Your task is to copy the stretch of lines in the records below that begins with the line containing "Write the matplotlib code for this chart." and ends with the line containing "solid_joinstyle='round', solid_capstyle='round', zorder=3)", exactly as written, with nothing added.

+ + + + +

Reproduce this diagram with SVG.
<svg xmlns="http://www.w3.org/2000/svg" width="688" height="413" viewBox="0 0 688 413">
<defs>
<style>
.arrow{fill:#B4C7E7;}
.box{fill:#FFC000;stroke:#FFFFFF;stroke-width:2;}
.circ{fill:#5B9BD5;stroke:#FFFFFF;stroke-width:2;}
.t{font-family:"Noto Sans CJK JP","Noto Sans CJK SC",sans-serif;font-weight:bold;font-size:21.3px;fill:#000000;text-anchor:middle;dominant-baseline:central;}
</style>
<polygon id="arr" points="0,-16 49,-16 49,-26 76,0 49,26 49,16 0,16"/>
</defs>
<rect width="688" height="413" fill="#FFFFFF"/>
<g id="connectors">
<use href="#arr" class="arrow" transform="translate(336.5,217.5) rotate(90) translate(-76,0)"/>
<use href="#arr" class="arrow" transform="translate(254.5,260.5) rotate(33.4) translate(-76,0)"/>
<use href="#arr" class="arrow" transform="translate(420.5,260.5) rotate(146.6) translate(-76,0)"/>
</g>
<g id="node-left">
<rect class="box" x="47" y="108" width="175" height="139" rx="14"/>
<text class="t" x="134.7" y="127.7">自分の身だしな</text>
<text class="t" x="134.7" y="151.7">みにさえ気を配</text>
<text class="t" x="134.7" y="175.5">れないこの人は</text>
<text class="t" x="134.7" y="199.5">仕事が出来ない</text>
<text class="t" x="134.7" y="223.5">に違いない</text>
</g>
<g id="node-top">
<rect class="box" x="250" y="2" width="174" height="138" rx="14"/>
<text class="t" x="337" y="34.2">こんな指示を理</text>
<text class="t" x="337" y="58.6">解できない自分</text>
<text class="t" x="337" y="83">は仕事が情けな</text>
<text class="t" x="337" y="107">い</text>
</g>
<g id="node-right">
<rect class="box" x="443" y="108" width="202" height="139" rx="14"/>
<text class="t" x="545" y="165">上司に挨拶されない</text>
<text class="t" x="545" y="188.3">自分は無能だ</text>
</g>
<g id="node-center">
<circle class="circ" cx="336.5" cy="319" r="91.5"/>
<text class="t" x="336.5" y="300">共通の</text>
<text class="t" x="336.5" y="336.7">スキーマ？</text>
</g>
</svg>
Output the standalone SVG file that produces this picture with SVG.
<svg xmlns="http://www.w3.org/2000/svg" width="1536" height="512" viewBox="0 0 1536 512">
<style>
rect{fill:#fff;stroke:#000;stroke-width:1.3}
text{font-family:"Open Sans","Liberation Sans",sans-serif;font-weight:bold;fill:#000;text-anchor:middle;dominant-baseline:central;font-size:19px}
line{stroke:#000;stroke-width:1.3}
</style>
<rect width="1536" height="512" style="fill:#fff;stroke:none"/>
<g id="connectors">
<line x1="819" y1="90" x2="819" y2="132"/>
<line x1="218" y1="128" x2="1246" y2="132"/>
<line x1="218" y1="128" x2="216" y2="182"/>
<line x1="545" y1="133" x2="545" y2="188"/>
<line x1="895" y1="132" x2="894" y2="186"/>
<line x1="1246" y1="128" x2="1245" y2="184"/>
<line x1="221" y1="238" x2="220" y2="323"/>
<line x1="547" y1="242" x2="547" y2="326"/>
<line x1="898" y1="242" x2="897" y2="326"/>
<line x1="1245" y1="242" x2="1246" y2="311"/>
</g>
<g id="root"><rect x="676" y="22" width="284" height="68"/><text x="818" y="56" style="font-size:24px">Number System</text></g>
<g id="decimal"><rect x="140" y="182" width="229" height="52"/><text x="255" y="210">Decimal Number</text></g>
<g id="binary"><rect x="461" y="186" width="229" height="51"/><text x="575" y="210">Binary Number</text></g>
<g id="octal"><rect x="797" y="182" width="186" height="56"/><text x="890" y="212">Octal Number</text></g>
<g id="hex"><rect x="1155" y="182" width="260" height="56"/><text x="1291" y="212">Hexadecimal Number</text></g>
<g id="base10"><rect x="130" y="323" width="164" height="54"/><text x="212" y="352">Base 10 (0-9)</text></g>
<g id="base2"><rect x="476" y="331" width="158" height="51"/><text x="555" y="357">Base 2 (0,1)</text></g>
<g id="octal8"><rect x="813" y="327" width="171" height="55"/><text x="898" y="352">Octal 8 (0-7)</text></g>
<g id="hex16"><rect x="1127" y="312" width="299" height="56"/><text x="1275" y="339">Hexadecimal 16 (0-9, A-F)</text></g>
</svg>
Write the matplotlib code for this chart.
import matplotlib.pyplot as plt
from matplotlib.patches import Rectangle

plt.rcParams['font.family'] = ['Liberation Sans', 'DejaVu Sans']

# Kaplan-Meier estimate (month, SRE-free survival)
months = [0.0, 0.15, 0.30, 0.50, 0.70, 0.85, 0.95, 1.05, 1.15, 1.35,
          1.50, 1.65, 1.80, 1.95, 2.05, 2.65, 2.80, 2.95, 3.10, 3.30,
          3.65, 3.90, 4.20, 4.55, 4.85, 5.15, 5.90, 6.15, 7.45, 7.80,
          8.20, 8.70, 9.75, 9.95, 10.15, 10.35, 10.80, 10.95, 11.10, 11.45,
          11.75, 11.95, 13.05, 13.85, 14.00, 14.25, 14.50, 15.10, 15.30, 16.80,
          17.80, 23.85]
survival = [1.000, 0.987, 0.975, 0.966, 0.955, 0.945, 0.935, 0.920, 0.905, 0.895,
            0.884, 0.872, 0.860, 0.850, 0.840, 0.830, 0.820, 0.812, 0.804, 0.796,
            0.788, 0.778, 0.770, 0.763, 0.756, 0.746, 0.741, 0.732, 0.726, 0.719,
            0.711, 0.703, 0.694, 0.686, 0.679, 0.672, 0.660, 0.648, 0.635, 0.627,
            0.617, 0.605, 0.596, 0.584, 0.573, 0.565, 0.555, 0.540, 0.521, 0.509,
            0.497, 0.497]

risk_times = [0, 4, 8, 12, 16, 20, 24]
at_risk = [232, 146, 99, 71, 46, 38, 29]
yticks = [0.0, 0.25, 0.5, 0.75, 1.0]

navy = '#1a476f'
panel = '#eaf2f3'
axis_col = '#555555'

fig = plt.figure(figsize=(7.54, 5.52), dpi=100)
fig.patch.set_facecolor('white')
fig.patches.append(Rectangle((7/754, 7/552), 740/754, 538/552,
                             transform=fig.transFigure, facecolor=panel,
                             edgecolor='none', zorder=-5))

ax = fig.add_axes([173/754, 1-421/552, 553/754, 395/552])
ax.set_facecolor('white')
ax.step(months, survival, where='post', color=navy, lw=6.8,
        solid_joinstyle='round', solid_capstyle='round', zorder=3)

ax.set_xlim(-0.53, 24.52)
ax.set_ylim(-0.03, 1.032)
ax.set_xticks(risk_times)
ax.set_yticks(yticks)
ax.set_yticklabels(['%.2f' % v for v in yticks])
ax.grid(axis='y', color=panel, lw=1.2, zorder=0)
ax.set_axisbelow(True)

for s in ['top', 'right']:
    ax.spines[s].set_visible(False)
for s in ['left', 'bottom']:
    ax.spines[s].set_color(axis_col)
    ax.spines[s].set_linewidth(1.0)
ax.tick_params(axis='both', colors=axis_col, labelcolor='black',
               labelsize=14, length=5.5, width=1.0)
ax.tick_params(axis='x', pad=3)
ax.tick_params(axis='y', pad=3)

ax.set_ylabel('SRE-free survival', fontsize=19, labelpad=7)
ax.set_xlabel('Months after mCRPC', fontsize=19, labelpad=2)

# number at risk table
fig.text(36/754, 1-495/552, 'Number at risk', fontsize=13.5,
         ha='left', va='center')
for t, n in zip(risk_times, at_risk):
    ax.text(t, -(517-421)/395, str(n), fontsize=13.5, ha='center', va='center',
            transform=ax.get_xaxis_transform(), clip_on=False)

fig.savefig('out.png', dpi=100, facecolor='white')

+ + + + +

- EXERCISE SOLUTION
Write the matplotlib code for this chart.
import matplotlib.pyplot as plt
from matplotlib.patches import Rectangle

plt.rcParams['font.family'] = ['Liberation Sans', 'DejaVu Sans']

# Kaplan-Meier estimate (month, SRE-free survival)
months = [0.0, 0.15, 0.30, 0.50, 0.70, 0.85, 0.95, 1.05, 1.15, 1.35,
          1.50, 1.65, 1.80, 1.95, 2.05, 2.65, 2.80, 2.95, 3.10, 3.30,
          3.65, 3.90, 4.20, 4.55, 4.85, 5.15, 5.90, 6.15, 7.45, 7.80,
          8.20, 8.70, 9.75, 9.95, 10.15, 10.35, 10.80, 10.95, 11.10, 11.45,
          11.75, 11.95, 13.05, 13.85, 14.00, 14.25, 14.50, 15.10, 15.30, 16.80,
          17.80, 23.85]
survival = [1.000, 0.987, 0.975, 0.966, 0.955, 0.945, 0.935, 0.920, 0.905, 0.895,
            0.884, 0.872, 0.860, 0.850, 0.840, 0.830, 0.820, 0.812, 0.804, 0.796,
            0.788, 0.778, 0.770, 0.763, 0.756, 0.746, 0.741, 0.732, 0.726, 0.719,
            0.711, 0.703, 0.694, 0.686, 0.679, 0.672, 0.660, 0.648, 0.635, 0.627,
            0.617, 0.605, 0.596, 0.584, 0.573, 0.565, 0.555, 0.540, 0.521, 0.509,
            0.497, 0.497]

risk_times = [0, 4, 8, 12, 16, 20, 24]
at_risk = [232, 146, 99, 71, 46, 38, 29]
yticks = [0.0, 0.25, 0.5, 0.75, 1.0]

navy = '#1a476f'
panel = '#eaf2f3'
axis_col = '#555555'

fig = plt.figure(figsize=(7.54, 5.52), dpi=100)
fig.patch.set_facecolor('white')
fig.patches.append(Rectangle((7/754, 7/552), 740/754, 538/552,
                             transform=fig.transFigure, facecolor=panel,
                             edgecolor='none', zorder=-5))

ax = fig.add_axes([173/754, 1-421/552, 553/754, 395/552])
ax.set_facecolor('white')
ax.step(months, survival, where='post', color=navy, lw=6.8,
        solid_joinstyle='round', solid_capstyle='round', zorder=3)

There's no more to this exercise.